Computes contextualized word representations using character-based word representations and bidirectional LSTMs.

This model outputs fixed embeddings at each LSTM layer and a learnable aggregation of the 3 layers.

  • word_emb: the character-based word representations with shape [batch_size, max_length, 512]. == word_emb
  • lstm_outputs1: the first LSTM hidden state with shape [batch_size, max_length, 1024]. === lstm_outputs1
  • lstm_outputs2: the second LSTM hidden state with shape [batch_size, max_length, 1024]. === lstm_outputs2
  • elmo: the weighted sum of the 3 layers, where the weights are trainable. This tensor has shape [batch_size, max_length, 1024] == elmo

The complex architecture achieves state of the art results on several benchmarks. Note that this is a very computationally expensive module compared to word embedding modules that only perform embedding lookups. The use of an accelerator is recommended.

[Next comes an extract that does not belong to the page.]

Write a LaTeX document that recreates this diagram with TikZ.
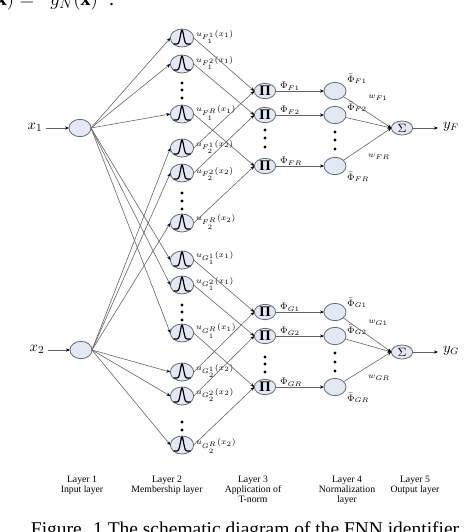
\documentclass[tikz,border=0pt]{standalone}
\usepackage{fontspec}
\setmainfont{Liberation Serif}
\usetikzlibrary{shapes.geometric,arrows.meta}
\definecolor{nodefill}{RGB}{226,233,244}
\definecolor{nodedraw}{RGB}{95,108,125}
\definecolor{wirecol}{RGB}{100,100,100}
\newcommand\bellin[1]{\draw[line width=0.9pt,black,shift={(#1.center)}] plot[domain=-8.5:8.5,samples=35,smooth] (\x,{6-14*exp(-(\x)^2/5)});}
\begin{document}
\begin{tikzpicture}[x=0.75pt,y=-0.75pt,
  every node/.style={inner sep=0pt,outer sep=0pt},
  cell/.style={ellipse,draw=nodedraw,fill=nodefill,line width=0.6pt},
  inbox/.style={cell,minimum width=16.5pt,minimum height=13pt},
  mfbox/.style={cell,minimum width=17.5pt,minimum height=13.5pt},
  prodbox/.style={cell,minimum width=16pt,minimum height=11.5pt},
  normbox/.style={cell,minimum width=16.5pt,minimum height=13pt},
  sumbox/.style={cell,minimum width=16pt,minimum height=10.5pt},
  wire/.style={draw=wirecol,line width=0.45pt,-{Stealth[length=3pt,width=2.4pt,color=black]}},
  lbl/.style={font=\fontsize{6.5}{7}\selectfont},
  philbl/.style={font=\fontsize{7.5}{8}\selectfont},
  layerlbl/.style={font=\fontsize{7.3}{7.6}\selectfont,align=center,anchor=north},
  dotmark/.style={circle,fill=black,minimum size=2.6pt}
]
\useasboundingbox (0,0) rectangle (474,532);
% fragments of surrounding text
\node[anchor=base west,font=\fontsize{15}{15}\selectfont] (topfrag) at (-3,5) {$\mathbf{x})=\;\;g_N(\mathbf{x})'$\,\,.};
\node[anchor=base west,font=\fontsize{14.6}{14.6}\selectfont] (caption) at (31,535) {Figure. 1 The schematic diagram of the FNN identifier};

% layer 1
\node[inbox] (x1) at (80,128) {};
\node[inbox] (x2) at (81,350) {};
\node[font=\fontsize{11}{11}\selectfont] (lx1) at (35,127) {$x_1$};
\node[font=\fontsize{11}{11}\selectfont] (lx2) at (37,349) {$x_2$};
\coordinate (ix1) at (46,128);
\coordinate (ix2) at (48,350);
\draw[wire] (ix1) -- (x1.west);
\draw[wire] (ix2) -- (x2.west);

% layer 2
\foreach \n/\yy in {F11/38,F12/64,F1R/114,F21/148,F22/173,F2R/223,G11/260,G12/285,G1R/333,G21/372,G22/396,G2R/445}{
  \node[mfbox] (\n) at (182,\yy) {};
  \bellin{\n}
}
\node[lbl,anchor=west] (uF11) at (196,37) {$u_{F_1^1}(x_1)$};
\node[lbl,anchor=west] (uF12) at (196,63) {$u_{F_1^2}(x_1)$};
\node[lbl,anchor=west] (uF1R) at (196,113) {$u_{F_1^R}(x_1)$};
\node[lbl,anchor=west] (uF21) at (196,147) {$u_{F_2^1}(x_2)$};
\node[lbl,anchor=west] (uF22) at (196,174) {$u_{F_2^2}(x_2)$};
\node[lbl,anchor=west] (uF2R) at (196,222) {$u_{F_2^R}(x_2)$};
\node[lbl,anchor=west] (uG11) at (196,258) {$u_{G_1^1}(x_1)$};
\node[lbl,anchor=west] (uG12) at (196,284) {$u_{G_1^2}(x_1)$};
\node[lbl,anchor=west] (uG1R) at (196,331) {$u_{G_1^R}(x_1)$};
\node[lbl,anchor=west] (uG21) at (196,371) {$u_{G_2^1}(x_2)$};
\node[lbl,anchor=west] (uG22) at (196,395) {$u_{G_2^2}(x_2)$};
\node[lbl,anchor=west] (uG2R) at (196,446) {$u_{G_2^R}(x_2)$};

% layer 3
\foreach \n/\yy in {PF1/91,PF2/115,PFR/166,PG1/312,PG2/336,PGR/387}{
  \node[prodbox,font=\bfseries\fontsize{11}{11}\selectfont] (\n) at (265,\yy) {Π};
}
\node[philbl,anchor=south west] (phF1) at (280,90) {$\Phi_{F1}$};
\node[philbl,anchor=south west] (phF2) at (280,114) {$\Phi_{F2}$};
\node[philbl,anchor=south west] (phFR) at (280,165) {$\Phi_{FR}$};
\node[philbl,anchor=south west] (phG1) at (280,311) {$\Phi_{G1}$};
\node[philbl,anchor=south west] (phG2) at (280,335) {$\Phi_{G2}$};
\node[philbl,anchor=south west] (phGR) at (280,386) {$\Phi_{GR}$};

% layer 4
\foreach \n/\yy in {NF1/91,NF2/115,NFR/166,NG1/312,NG2/336,NGR/387}{
  \node[normbox] (\n) at (335,\yy) {};
}
\node[philbl,anchor=west] (bF1) at (347,79) {$\bar{\Phi}_{F1}$};
\node[philbl,anchor=west] (bF2) at (347,107) {$\bar{\Phi}_{F2}$};
\node[philbl,anchor=west] (bFR) at (347,177) {$\bar{\Phi}_{FR}$};
\node[philbl,anchor=west] (bG1) at (347,303) {$\bar{\Phi}_{G1}$};
\node[philbl,anchor=west] (bG2) at (347,330) {$\bar{\Phi}_{G2}$};
\node[philbl,anchor=west] (bGR) at (347,398) {$\bar{\Phi}_{GR}$};
\node[lbl] (wF1) at (378,98) {$w_{F1}$};
\node[lbl] (wFR) at (379,157) {$w_{FR}$};
\node[lbl] (wG1) at (378,323) {$w_{G1}$};
\node[lbl] (wGR) at (379,378) {$w_{GR}$};

% layer 5
\node[sumbox,font=\fontsize{9}{9}\selectfont] (SF) at (402,128) {$\Sigma$};
\node[sumbox,font=\fontsize{9}{9}\selectfont] (SG) at (402,352) {$\Sigma$};
\coordinate (oF) at (438,128);
\coordinate (oG) at (438,352);
\node[font=\fontsize{10.5}{10.5}\selectfont,anchor=west] (yF) at (443,127) {$y_F$};
\node[font=\fontsize{10.5}{10.5}\selectfont,anchor=west] (yG) at (443,351) {$y_G$};

% dots
\foreach \xx/\yy in {182/83,182/90,182/98,182/193,182/201,182/209,182/305,182/312,182/320,182/422,182/430,182/438,
                     265/130,265/138,265/147,265/357,265/364,265/372,
                     335/132,335/140,335/149,335/353,335/362,335/371}{
  \node[dotmark] at (\xx,\yy) {};
}

% connections layer1 -> layer2
\foreach \t in {F11,F12,F1R,G11,G12,G1R} \draw[wire] (x1.east) -- (\t.west);
\foreach \t in {F21,F22,F2R,G21,G22,G2R} \draw[wire] (x2.east) -- (\t.west);
% layer2 -> layer3
\foreach \s/\t in {F11/PF1,F21/PF1,F12/PF2,F22/PF2,F1R/PFR,F2R/PFR,G11/PG1,G21/PG1,G12/PG2,G22/PG2,G1R/PGR,G2R/PGR}
  \draw[wire] (\s.east) -- (\t.west);
% layer3 -> layer4
\foreach \s/\t in {PF1/NF1,PF2/NF2,PFR/NFR,PG1/NG1,PG2/NG2,PGR/NGR}
  \draw[wire] (\s.east) -- (\t.west);
% layer4 -> layer5
\foreach \s in {NF1,NF2,NFR} \draw[wire] (\s) -- (SF.west);
\foreach \s in {NG1,NG2,NGR} \draw[wire] (\s) -- (SG.west);
\draw[wire] (SF.east) -- (oF);
\draw[wire] (SG.east) -- (oG);

% layer captions
\node[layerlbl] (L1) at (82,476) {Layer 1\\Input layer};
\node[layerlbl] (L2) at (167,476) {Layer 2\\Membership layer};
\node[layerlbl] (L3) at (253,476) {Layer 3\\Application of\\T-norm};
\node[layerlbl] (L4) at (347,476) {Layer 4\\Normalization\\layer};
\node[layerlbl] (L5) at (415,476) {Layer 5\\Output layer};
\end{tikzpicture}
\end{document}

The details are described in the paper “Deep contextualized word representations”.

Download

How to use


embeddings = ElmoEmbeddings.pretrained("elmo", "en") \
      .setInputCols("sentence", "token") \
      .setOutputCol("embeddings") \
      .setPoolingLayer("elmo")

val embeddings = ElmoEmbeddings.pretrained("elmo", "en")
      .setInputCols("sentence", "token")
      .setOutputCol("embeddings")
      .setPoolingLayer("elmo")

Model Information

Model Name: elmo  
Type: embeddings  
Compatibility: Spark NLP 2.4.0+  
License: Open Source  
Edition: Official  
Input Labels: [sentence, token]  
Output Labels: [word_embeddings]  
Language: [en]  
Dimension: 512 1024
Case sensitive: true  

Data Source

The model is imported from https://tfhub.dev/google/elmo/3